◆ WHAT THE EXERCISE ASKS
Check the listing below for lines with the word "that" and say how many there are, with nothing but the number.

====== PROVIDED INFORMATION ======

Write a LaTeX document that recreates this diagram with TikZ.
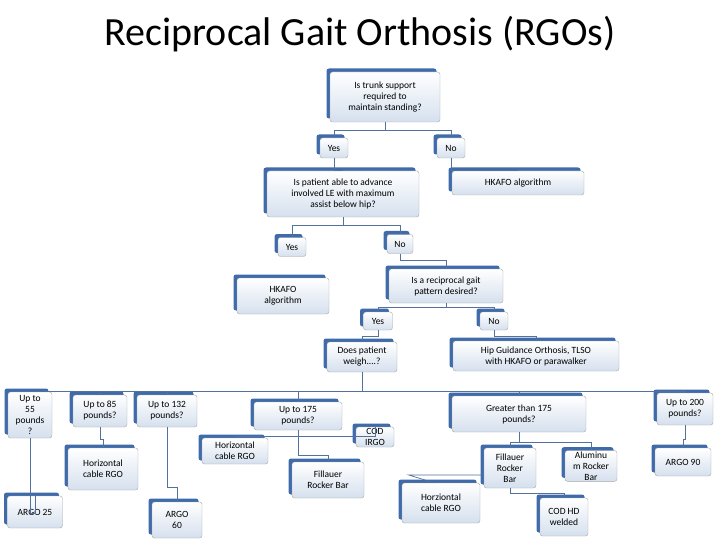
\documentclass[tikz,border=0pt]{standalone}
\usepackage{fontspec}
\setmainfont{Carlito}
\usetikzlibrary{shadows}
\definecolor{shade}{HTML}{3F6BAA}
\definecolor{face}{HTML}{D5E0EE}
\begin{document}
\begin{tikzpicture}[x=1pt,y=-1pt,
  bx/.style={draw=gray!70, rounded corners=2.5pt, top color=white, bottom color=face,
    general shadow={fill=shade, shadow xshift=-3.5pt, shadow yshift=3.5pt},
    align=center, inner sep=1pt, font=\fontsize{9.5}{11}\selectfont, text=black},
  ln/.style={draw=shade!70!gray, line width=0.7pt}]
\useasboundingbox (0,0) rectangle (720,540);
\node[font=\fontsize{40}{44}\selectfont] (title) at (360,34) {Reciprocal Gait Orthosis (RGOs)};
\newcommand\bx[6]{\node[bx, minimum width=#4, minimum height=#5] (#1) at (#2,#3) {#6};}
\bx{trunk}{385}{97}{110}{50}{Is trunk support\\required to\\maintain standing?}
\bx{yes1}{334}{148}{28}{20}{Yes}
\bx{no1}{451}{148}{28}{20}{No}
\bx{patient}{343}{194}{152}{46}{Is patient able to advance\\involved LE with maximum\\assist below hip?}
\bx{hk1}{518}{183}{132}{24}{HKAFO algorithm}
\bx{yes2}{292}{247}{28}{19}{Yes}
\bx{no2}{400}{244}{26}{19}{No}
\bx{hk2}{283}{296}{92}{36}{HKAFO\\algorithm}
\bx{recip}{446}{286}{114}{34}{Is a reciprocal gait\\pattern desired?}
\bx{yes3}{378}{321}{29}{18}{Yes}
\bx{no3}{494}{321}{28}{18}{No}
\bx{does}{362}{357}{70}{30}{Does patient\\weigh....?}
\bx{hip}{536}{356}{166}{30}{Hip Guidance Orthosis, TLSO\\with HKAFO or parawalker}
\bx{u55}{30}{415}{44}{46}{Up to\\55\\pounds\\?}
\bx{u85}{100}{411}{54}{32}{Up to 85\\pounds?}
\bx{u132}{167}{411}{60}{32}{Up to 132\\pounds?}
\bx{u175}{298}{416}{88}{28}{Up to 175\\pounds?}
\bx{cod}{375}{437}{38}{20}{COD\\IRGO}
\bx{g175}{519}{414}{134}{36}{Greater than 175\\pounds?}
\bx{u200}{685}{409}{56}{32}{Up to 200\\pounds?}
\bx{h85}{103}{469}{70}{42}{Horizontal\\cable RGO}
\bx{h175}{235}{451}{66}{26}{Horizontal\\cable RGO}
\bx{fil1}{328}{480}{72}{36}{Fillauer\\Rocker Bar}
\bx{a25}{35}{512}{55}{32}{ARGO 25}
\bx{a60}{177}{520}{50}{36}{ARGO\\60}
\bx{fil2}{510}{468}{52}{40}{Fillauer\\Rocker\\Bar}
\bx{alu}{591}{466}{52}{28}{Aluminu\\m Rocker\\Bar}
\bx{h2}{441}{503}{78}{40}{Horziontal\\cable RGO}
\bx{codhd}{564}{517}{48}{38}{COD HD\\welded}
\bx{a90}{683}{462}{56}{28}{ARGO 90}
\begin{scope}[on background layer/.try]
\end{scope}
\draw[ln] (trunk.south) -- ++(0,8) -| (yes1.north);
\draw[ln] (trunk.south) -- ++(0,8) -| (no1.north);
\draw[ln] (yes1.south) |- (patient.north) ;
\draw[ln] (no1.south) |- (hk1.north);
\draw[ln] (patient.south) -- ++(0,8) -| (yes2.north);
\draw[ln] (patient.south) -- ++(0,8) -| (no2.north);
\draw[ln] (no2.south) -- ++(0,7) -| (recip.north);
\draw[ln] (recip.south) -- ++(0,4) -| (yes3.north);
\draw[ln] (recip.south) -- ++(0,4) -| (no3.north);
\draw[ln] (yes3.south) -- ++(0,6) -| (does.north);
\draw[ln] (no3.south) -- ++(0,6) -| (hip.north);
\coordinate (bus) at (362,391);
\draw[ln] (does.south) -- (bus);
\foreach \t in {u55,u85,u132,u175,g175,u200}{\draw[ln] (bus) -| (\t.north);}
\draw[ln] (u55.south) |- ++(0,75) -| (a25.north);
\draw[ln] (u85.south) -- ++(0,12) -| (h85.north);
\draw[ln] (u132.south) -- ++(0,60) -| (a60.north);
\draw[ln] (u175.south) -- ++(0,6) -| (h175.north);
\draw[ln] (u175.south) -- ++(0,6) -| (cod.north);
\draw[ln] (u175.south) -- ++(0,25) -| (fil1.north);
\draw[ln] (g175.south) -- ++(0,10) -| (fil2.north);
\draw[ln] (g175.south) -- ++(0,10) -| (alu.north);
\draw[ln] (fil2.south) -- ++(0,5) -| (codhd.north);
\draw[ln] (fil2.west) ++(0,7) -- ++(-15,0) -- ++(-60,0) -- (h2.north -| 434,0) ;
\draw[ln] (u200.south) -- ++(0,14) -| (a90.north);
\end{tikzpicture}
\end{document}
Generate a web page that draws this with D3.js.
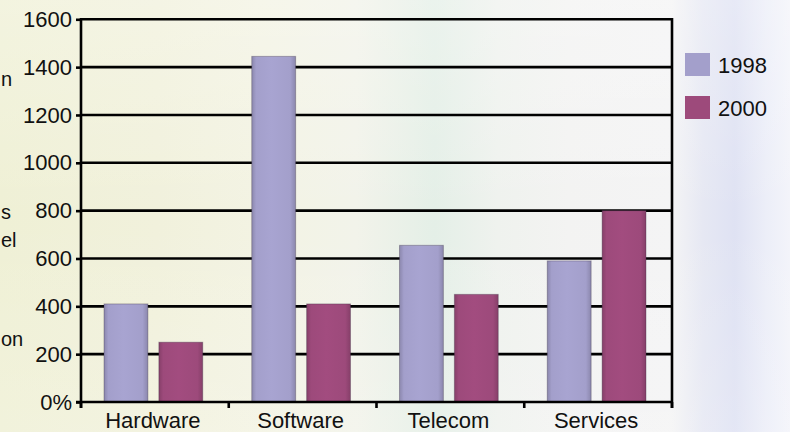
<!DOCTYPE html>
<html>
<head>
<meta charset="utf-8">
<script src="https://cdn.jsdelivr.net/npm/d3@7/dist/d3.min.js"></script>
<style>
  html, body { margin: 0; padding: 0; background: #f3f3ee; }
  svg { display: block; }
  text { font-family: "Liberation Sans", Arial, sans-serif; fill: #111; }
</style>
</head>
<body>
<svg id="chart" width="790" height="432"></svg>
<script>
// ---- data ----
const categories = ["Hardware", "Software", "Telecom", "Services"];
const seriesNames = ["1998", "2000"];
const values1998 = [410, 1445, 655, 590];
const values2000 = [250, 410, 450, 800];
const yTickValues = [0, 200, 400, 600, 800, 1000, 1200, 1400, 1600];
const yTickLabels = ["0%", "200", "400", "600", "800", "1000", "1200", "1400", "1600"];
const seriesColors = ["#a39fcb", "#9d4a7b"];
const sideFragments = ["n", "s", "el", "on"];

const W = 790, H = 432;
const margin = { left: 81, right: 118, top: 19.3, bottom: 30 };
const x0L = margin.left, x0R = W - margin.right; // 81 .. 672
const yTop = margin.top, yBot = H - margin.bottom; // 19.3 .. 402

const svg = d3.select("#chart");
const defs = svg.append("defs");

// background gradient
const bg = defs.append("linearGradient").attr("id", "bg").attr("x1", "0").attr("x2", "1").attr("y1", "0").attr("y2", "0");
[[0, "#eff0d5"], [0.2, "#f1f1dc"], [0.33, "#f3f3e3"], [0.45, "#f2f3ea"], [0.55, "#e4efe7"], [0.63, "#eff2ee"], [0.72, "#f3f3f2"], [0.85, "#f4f4f5"], [0.89, "#e6e8f3"], [0.93, "#dfe2f3"], [0.97, "#eceef8"], [1, "#f3f4fa"]]
  .forEach(([o, c]) => bg.append("stop").attr("offset", o).attr("stop-color", c));
svg.append("rect").attr("width", W).attr("height", H).attr("fill", "url(#bg)");
const bgv = defs.append("linearGradient").attr("id", "bgv").attr("x1", "0").attr("x2", "0").attr("y1", "0").attr("y2", "1");
bgv.append("stop").attr("offset", 0).attr("stop-color", "#ffffff").attr("stop-opacity", 0.25);
bgv.append("stop").attr("offset", 0.5).attr("stop-color", "#ffffff").attr("stop-opacity", 0);
bgv.append("stop").attr("offset", 1).attr("stop-color", "#ffffff").attr("stop-opacity", 0.15);
svg.append("rect").attr("width", W).attr("height", H).attr("fill", "url(#bgv)");

// bar gradients
seriesColors.forEach((c, i) => {
  const g = defs.append("linearGradient").attr("id", "bar" + i).attr("x1", "0").attr("x2", "1").attr("y1", "0").attr("y2", "0");
  const dark = d3.color(c).darker(0.45).formatHex();
  const light = d3.color(c).brighter(0.08).formatHex();
  g.append("stop").attr("offset", 0).attr("stop-color", dark);
  g.append("stop").attr("offset", 0.1).attr("stop-color", c);
  g.append("stop").attr("offset", 0.45).attr("stop-color", light);
  g.append("stop").attr("offset", 0.88).attr("stop-color", c);
  g.append("stop").attr("offset", 1).attr("stop-color", dark);
});

// scales
const x0 = d3.scaleBand().domain(categories).range([x0L, x0R]).padding(0);
const x1 = d3.scaleBand().domain(seriesNames).range([23, x0.bandwidth() - 26]).paddingInner(0.2).paddingOuter(0);
const y = d3.scaleLinear().domain([0, 1600]).range([yBot, yTop]);

// gridlines
svg.append("g").selectAll("line").data(yTickValues.filter(v => v > 0)).join("line")
  .attr("x1", x0L).attr("x2", x0R)
  .attr("y1", d => y(d)).attr("y2", d => y(d))
  .attr("stroke", "#000").attr("stroke-width", 2.6);

// right border
svg.append("line").attr("x1", x0R).attr("x2", x0R).attr("y1", y(1600) - 1.3).attr("y2", yBot + 6)
  .attr("stroke", "#000").attr("stroke-width", 2.6);

// bars
const rows = categories.map((c, i) => ({ cat: c, vals: [values1998[i], values2000[i]] }));
const grp = svg.append("g").selectAll("g").data(rows).join("g")
  .attr("transform", d => `translate(${x0(d.cat)},0)`);
grp.selectAll("rect").data(d => d.vals.map((v, i) => ({ s: seriesNames[i], i, v }))).join("rect")
  .attr("x", d => x1(d.s))
  .attr("width", x1.bandwidth())
  .attr("y", d => y(d.v))
  .attr("height", d => y(0) - y(d.v))
  .attr("fill", d => `url(#bar${d.i})`)
  .attr("stroke", "rgba(60,50,70,0.35)")
  .attr("stroke-width", 1);

// y axis
const yAxis = d3.axisLeft(y).tickValues(yTickValues).tickSize(5).tickSizeOuter(0).tickPadding(4)
  .tickFormat((d, i) => yTickLabels[i]);
const ya = svg.append("g").attr("transform", `translate(${x0L},0)`).call(yAxis);
ya.select(".domain").remove();
ya.selectAll(".tick line").attr("stroke", "#000").attr("stroke-width", 2.6);
ya.selectAll(".tick text").attr("font-size", 22).attr("font-family", "Liberation Sans, Arial, sans-serif").attr("fill", "#111");
svg.append("line").attr("x1", x0L).attr("x2", x0L).attr("y1", y(1600) - 1.3).attr("y2", yBot + 6)
  .attr("stroke", "#000").attr("stroke-width", 2.6);

// x axis
const boundaries = categories.map(c => x0(c)).concat([x0R]);
const xa = svg.append("g").attr("transform", `translate(0,${yBot})`);
xa.append("line").attr("x1", x0L - 5).attr("x2", x0R).attr("y1", 0).attr("y2", 0).attr("stroke", "#000").attr("stroke-width", 2.6);
xa.selectAll("line.tk").data(boundaries).join("line").attr("class", "tk")
  .attr("x1", d => d).attr("x2", d => d).attr("y1", 0).attr("y2", 6)
  .attr("stroke", "#000").attr("stroke-width", 2.6);
xa.selectAll("text").data(categories).join("text")
  .attr("x", d => x0(d) + x0.bandwidth() / 2 - 2)
  .attr("y", 26)
  .attr("text-anchor", "middle")
  .attr("font-size", 22)
  .text(d => d);

// legend
const lg = svg.append("g").attr("transform", "translate(685,53)");
seriesNames.forEach((s, i) => {
  const g = lg.append("g").attr("transform", `translate(0,${i * 43})`);
  g.append("rect").attr("width", 25).attr("height", 23).attr("fill", seriesColors[i]);
  g.append("text").attr("x", 33).attr("y", 20).attr("font-size", 22).text(s);
});

// text fragments at left edge (kept fully visible)
const fragY = [86, 219, 247, 346];
svg.append("g").selectAll("text").data(sideFragments).join("text")
  .attr("x", 1).attr("y", (d, i) => fragY[i])
  .attr("text-anchor", "start").attr("font-size", 20).text(d => d);
</script>
</body>
</html>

======

◆ RESULT OF THIS TASK
2